Both the Crimson and Blue shells have taken the wash from a rival boat once this season. But the only victor over Harvard was the Annapolis eight, generally considered the strongest crew in the country, and the probable winner in the Poughkeepsie regatta Monday. Yale's colors were dipped only to Princeton in an amazing upset on Lake Carnegie, in which the over-confident Eli eight was caught napping. Both of the rivals have beaten Cornell and Pennsylvania; Harvard has defeated M. I. T. and Yale has taken Columbia's measure.
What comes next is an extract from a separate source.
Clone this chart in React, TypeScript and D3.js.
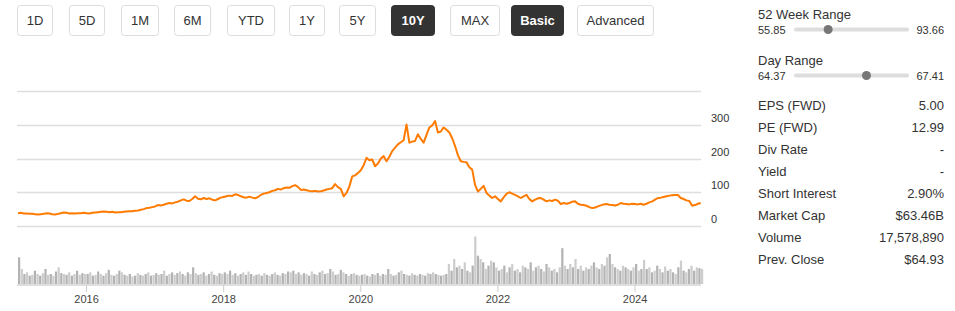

So for the first time in many years the Thames classic will find two of the leading eights in America pulling down the course.

The known power of the first Harvard crew to represent the regime of Head Coach E.J. Brown '96 will undoubtedly lead Coach Leader and Stroke Laughlin of Yale to plan a race very different from the 1925 campaign. Two years ago Yale allowed Harvard to gain an open-water lead, the Elis conserving their strength until the last two miles, when they pulled ahead to win. If Yale gets behind tomorrow, they will find it difficult to catch up. Stroke John Watts '28, once his crew gets the lead, keeps his eye on the rival boat, matches every sprint, and strives to catch the oppoing coxwain napping. But if Yale gets a distinct lead at the start, the heady Laughlin should manage to keep ahead, for although the Harvard crew is gigantically powerful, the Yale oarsmen are no weaklings.

Thus the start should play an unusually important part in tomorrow's race. If the crews get away even, they will probably have a ding-dong battle throughout the four miles to the New London bridge, for although Yale has the edge in experience, the crews are almost equally powerful. Yale's advantage in experience--six Elis have raced the four gruelling miles as opposed to four Harvard sweep-swingers, and Laughlin has rowed two winning races while Watts has never set the pace in a four-mile contest--gives the Blue whatever slight pre-race odds there are.

The regatta will be officially opened this afternoon when the combination crews meet. The Harvard combination outfit has not been at all impressive in practice, but the last minute shift which put E. B. Hanley '27 at stroke improves its chance. Hanley, who rowed 7 on the 150-pound crew, is a splendid oar and has great endurance.

Tomorrow at 10 o'clock the Freshman crews will meet in a two-mile upstream clash. Yale is not tremendously powerful, having lost to Princeton, and the Crimson 1930 boat is a slight favorite. Captain Willard's boat, however, has a way of looking pretty in practice and not so fast under fire. In its one race it beat M. I. T. and Pennsylvania, but not by the margin which the difference in the appearance of the crews seemed to warrant.

The race for second crews which follows the Freshman encounter, will find two well-matched eights. Cornell's Jayvees lost to Yale and beat Harvard, so the Blue is slightly favored.